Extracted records

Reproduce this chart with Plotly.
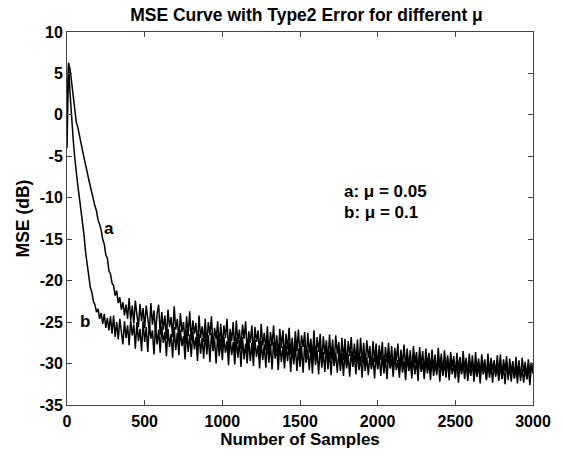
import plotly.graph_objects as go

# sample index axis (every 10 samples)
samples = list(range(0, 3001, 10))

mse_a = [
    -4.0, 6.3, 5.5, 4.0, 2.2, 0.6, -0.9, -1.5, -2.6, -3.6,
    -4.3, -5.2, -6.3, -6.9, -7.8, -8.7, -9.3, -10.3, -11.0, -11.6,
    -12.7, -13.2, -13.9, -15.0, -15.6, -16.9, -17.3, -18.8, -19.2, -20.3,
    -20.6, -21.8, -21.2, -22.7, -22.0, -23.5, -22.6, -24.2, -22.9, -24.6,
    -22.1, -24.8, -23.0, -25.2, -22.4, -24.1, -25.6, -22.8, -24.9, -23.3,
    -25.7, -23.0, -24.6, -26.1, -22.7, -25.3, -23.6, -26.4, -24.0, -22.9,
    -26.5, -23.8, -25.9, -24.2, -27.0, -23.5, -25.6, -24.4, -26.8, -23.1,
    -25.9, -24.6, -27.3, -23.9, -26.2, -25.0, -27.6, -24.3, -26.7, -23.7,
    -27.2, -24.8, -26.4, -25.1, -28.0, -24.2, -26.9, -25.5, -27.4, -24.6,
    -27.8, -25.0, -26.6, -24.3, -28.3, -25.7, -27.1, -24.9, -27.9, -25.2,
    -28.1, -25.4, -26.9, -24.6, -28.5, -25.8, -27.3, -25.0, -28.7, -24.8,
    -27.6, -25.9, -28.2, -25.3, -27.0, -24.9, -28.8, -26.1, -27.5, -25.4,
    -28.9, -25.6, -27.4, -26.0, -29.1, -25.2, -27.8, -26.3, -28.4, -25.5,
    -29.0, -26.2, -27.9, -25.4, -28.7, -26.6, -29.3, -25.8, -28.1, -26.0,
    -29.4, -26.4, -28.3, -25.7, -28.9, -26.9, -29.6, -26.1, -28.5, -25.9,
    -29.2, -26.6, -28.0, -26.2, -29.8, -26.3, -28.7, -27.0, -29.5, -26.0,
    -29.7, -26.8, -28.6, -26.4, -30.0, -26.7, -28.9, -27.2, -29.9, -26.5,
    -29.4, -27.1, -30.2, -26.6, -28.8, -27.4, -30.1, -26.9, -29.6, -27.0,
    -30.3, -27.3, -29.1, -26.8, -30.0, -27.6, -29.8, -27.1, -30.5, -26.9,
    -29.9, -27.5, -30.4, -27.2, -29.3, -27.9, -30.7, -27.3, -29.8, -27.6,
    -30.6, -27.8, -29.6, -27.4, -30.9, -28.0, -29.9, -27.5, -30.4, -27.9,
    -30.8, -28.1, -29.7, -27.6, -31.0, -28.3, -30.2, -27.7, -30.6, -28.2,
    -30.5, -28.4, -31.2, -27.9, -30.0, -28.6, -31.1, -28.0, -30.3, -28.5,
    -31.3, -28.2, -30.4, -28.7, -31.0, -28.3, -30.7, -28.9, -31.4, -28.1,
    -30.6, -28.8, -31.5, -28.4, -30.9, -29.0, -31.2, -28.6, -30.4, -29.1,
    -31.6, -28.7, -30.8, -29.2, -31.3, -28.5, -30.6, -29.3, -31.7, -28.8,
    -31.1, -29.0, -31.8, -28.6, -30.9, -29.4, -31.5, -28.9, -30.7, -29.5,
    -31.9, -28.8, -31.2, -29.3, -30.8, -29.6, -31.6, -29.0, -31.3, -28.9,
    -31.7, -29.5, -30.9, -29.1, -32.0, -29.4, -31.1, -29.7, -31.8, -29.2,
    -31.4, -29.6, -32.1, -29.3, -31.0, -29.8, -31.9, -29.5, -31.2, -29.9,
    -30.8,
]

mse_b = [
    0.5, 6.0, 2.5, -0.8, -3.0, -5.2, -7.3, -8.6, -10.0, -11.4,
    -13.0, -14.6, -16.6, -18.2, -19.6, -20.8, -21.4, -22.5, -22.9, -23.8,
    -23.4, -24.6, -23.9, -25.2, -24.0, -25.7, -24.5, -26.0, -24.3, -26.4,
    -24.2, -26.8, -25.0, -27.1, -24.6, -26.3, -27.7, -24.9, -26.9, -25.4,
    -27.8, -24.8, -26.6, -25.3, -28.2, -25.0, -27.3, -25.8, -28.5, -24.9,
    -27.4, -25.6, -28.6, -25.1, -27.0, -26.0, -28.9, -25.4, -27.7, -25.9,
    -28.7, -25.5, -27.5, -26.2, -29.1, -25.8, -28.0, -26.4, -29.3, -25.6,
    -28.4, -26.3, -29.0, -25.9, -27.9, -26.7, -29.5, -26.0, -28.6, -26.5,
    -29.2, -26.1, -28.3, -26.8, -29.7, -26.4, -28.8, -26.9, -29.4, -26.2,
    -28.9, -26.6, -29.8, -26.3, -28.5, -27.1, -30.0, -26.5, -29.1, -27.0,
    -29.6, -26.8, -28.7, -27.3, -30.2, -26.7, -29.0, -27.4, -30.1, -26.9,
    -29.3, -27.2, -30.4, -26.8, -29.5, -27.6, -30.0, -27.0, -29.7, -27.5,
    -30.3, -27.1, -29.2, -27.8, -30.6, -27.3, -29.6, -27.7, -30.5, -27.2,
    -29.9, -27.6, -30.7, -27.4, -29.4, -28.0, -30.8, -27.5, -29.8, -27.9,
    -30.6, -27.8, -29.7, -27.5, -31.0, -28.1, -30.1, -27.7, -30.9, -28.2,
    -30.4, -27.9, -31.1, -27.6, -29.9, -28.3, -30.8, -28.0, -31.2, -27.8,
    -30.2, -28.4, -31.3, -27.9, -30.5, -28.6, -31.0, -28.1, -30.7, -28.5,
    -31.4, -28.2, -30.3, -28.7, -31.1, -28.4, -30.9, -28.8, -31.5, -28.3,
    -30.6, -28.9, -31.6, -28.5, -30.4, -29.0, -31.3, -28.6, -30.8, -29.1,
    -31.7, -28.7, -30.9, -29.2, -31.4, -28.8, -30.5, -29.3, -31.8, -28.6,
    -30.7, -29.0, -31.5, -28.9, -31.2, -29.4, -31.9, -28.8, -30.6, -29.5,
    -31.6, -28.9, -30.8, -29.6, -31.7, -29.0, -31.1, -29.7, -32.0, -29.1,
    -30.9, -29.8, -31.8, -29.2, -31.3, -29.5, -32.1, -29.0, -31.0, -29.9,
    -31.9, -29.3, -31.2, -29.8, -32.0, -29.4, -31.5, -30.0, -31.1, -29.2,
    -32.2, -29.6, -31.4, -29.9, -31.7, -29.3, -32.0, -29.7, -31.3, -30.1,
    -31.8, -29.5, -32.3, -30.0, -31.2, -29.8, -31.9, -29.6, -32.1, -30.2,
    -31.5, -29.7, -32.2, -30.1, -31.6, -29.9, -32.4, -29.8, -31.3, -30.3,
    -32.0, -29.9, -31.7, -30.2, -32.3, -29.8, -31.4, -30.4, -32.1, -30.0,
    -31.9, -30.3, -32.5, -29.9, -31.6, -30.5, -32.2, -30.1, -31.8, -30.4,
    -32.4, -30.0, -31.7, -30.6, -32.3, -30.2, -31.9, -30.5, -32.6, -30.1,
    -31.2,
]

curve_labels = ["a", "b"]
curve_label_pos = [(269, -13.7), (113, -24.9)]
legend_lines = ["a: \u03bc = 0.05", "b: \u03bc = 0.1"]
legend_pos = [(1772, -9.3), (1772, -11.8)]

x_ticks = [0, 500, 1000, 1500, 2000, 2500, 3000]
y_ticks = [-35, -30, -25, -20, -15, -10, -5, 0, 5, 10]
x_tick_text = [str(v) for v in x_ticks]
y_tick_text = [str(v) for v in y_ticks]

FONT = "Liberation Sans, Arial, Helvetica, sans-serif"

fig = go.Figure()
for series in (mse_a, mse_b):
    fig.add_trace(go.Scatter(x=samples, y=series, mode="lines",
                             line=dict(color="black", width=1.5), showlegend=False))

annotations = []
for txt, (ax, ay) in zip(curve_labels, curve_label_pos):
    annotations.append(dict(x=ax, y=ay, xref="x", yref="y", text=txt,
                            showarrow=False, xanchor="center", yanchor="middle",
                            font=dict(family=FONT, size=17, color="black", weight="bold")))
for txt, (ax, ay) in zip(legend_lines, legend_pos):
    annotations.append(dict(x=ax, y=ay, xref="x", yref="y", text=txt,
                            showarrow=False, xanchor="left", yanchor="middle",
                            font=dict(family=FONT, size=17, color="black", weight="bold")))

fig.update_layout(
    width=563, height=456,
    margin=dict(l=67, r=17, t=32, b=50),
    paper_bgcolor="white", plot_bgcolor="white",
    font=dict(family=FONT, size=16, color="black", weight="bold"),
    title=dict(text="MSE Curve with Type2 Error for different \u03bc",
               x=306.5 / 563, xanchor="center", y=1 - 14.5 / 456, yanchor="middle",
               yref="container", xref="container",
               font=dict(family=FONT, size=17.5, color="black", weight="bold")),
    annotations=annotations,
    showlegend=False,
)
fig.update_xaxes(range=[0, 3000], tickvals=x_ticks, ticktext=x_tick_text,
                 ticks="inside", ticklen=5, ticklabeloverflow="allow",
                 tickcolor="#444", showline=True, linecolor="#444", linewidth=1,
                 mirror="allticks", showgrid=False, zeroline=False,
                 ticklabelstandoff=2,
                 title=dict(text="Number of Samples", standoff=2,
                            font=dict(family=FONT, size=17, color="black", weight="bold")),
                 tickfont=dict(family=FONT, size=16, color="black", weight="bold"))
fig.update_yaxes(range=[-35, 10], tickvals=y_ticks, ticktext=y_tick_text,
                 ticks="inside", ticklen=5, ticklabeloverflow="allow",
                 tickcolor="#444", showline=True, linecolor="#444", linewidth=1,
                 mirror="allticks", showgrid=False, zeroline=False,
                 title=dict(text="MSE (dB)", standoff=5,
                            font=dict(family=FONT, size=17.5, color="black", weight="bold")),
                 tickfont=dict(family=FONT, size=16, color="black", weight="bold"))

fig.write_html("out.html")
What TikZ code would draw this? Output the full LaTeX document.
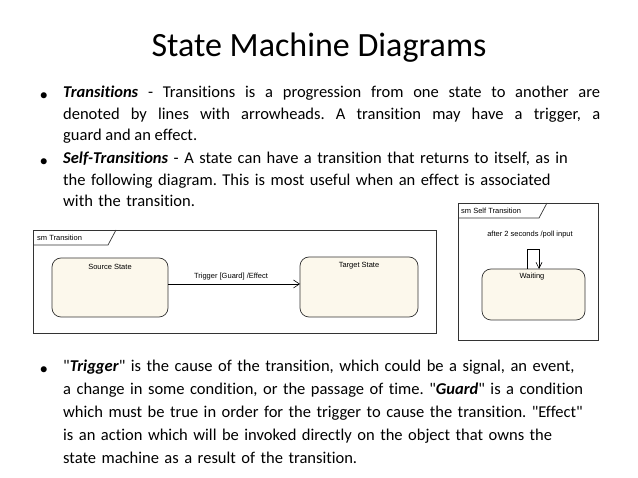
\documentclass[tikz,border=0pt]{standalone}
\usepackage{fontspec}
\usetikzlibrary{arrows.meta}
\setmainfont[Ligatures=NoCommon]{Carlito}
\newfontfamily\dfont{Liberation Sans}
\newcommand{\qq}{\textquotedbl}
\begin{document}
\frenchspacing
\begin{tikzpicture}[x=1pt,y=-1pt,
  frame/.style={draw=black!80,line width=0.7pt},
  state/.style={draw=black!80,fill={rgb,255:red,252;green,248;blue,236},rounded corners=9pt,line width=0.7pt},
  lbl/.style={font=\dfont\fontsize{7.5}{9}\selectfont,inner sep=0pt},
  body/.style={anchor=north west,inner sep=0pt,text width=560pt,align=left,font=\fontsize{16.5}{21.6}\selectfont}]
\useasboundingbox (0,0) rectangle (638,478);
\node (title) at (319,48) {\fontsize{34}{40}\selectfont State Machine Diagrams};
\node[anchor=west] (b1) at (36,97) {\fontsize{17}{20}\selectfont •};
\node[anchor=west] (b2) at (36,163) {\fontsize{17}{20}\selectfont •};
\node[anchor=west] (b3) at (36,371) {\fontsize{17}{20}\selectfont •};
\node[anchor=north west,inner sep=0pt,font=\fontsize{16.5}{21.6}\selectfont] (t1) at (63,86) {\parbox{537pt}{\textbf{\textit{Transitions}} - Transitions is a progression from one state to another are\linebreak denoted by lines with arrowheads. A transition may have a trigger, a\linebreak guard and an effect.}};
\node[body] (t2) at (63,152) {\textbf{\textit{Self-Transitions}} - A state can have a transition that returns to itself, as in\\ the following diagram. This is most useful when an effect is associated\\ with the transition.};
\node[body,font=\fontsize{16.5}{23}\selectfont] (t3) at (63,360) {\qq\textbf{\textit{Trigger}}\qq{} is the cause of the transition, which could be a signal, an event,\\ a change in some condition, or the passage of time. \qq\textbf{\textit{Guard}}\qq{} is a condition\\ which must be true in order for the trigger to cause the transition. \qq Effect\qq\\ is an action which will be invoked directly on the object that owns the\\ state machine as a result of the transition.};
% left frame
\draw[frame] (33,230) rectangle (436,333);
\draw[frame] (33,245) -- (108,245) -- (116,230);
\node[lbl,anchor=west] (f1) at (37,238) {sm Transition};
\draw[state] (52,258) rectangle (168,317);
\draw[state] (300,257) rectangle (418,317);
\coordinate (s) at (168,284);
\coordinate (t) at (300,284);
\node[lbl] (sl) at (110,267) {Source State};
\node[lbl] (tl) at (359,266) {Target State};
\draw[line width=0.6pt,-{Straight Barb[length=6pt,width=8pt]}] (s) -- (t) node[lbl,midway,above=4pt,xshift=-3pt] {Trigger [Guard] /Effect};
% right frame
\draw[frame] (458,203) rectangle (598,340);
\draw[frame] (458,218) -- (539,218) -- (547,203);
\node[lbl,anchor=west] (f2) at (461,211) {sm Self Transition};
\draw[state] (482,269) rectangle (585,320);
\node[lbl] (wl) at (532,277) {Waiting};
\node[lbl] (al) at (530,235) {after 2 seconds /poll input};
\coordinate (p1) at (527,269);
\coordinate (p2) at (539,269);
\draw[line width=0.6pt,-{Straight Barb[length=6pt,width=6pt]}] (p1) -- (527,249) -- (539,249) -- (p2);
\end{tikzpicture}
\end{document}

### DIRECTIONS FOR THIS TASK
Begin at the first line of the material and copy each line exactly through the one containing "samples = list(range(0, 3001, 10))". Omit pictures.

### WRITTEN ANSWER
Reproduce this chart with Plotly.
import plotly.graph_objects as go

# sample index axis (every 10 samples)
samples = list(range(0, 3001, 10))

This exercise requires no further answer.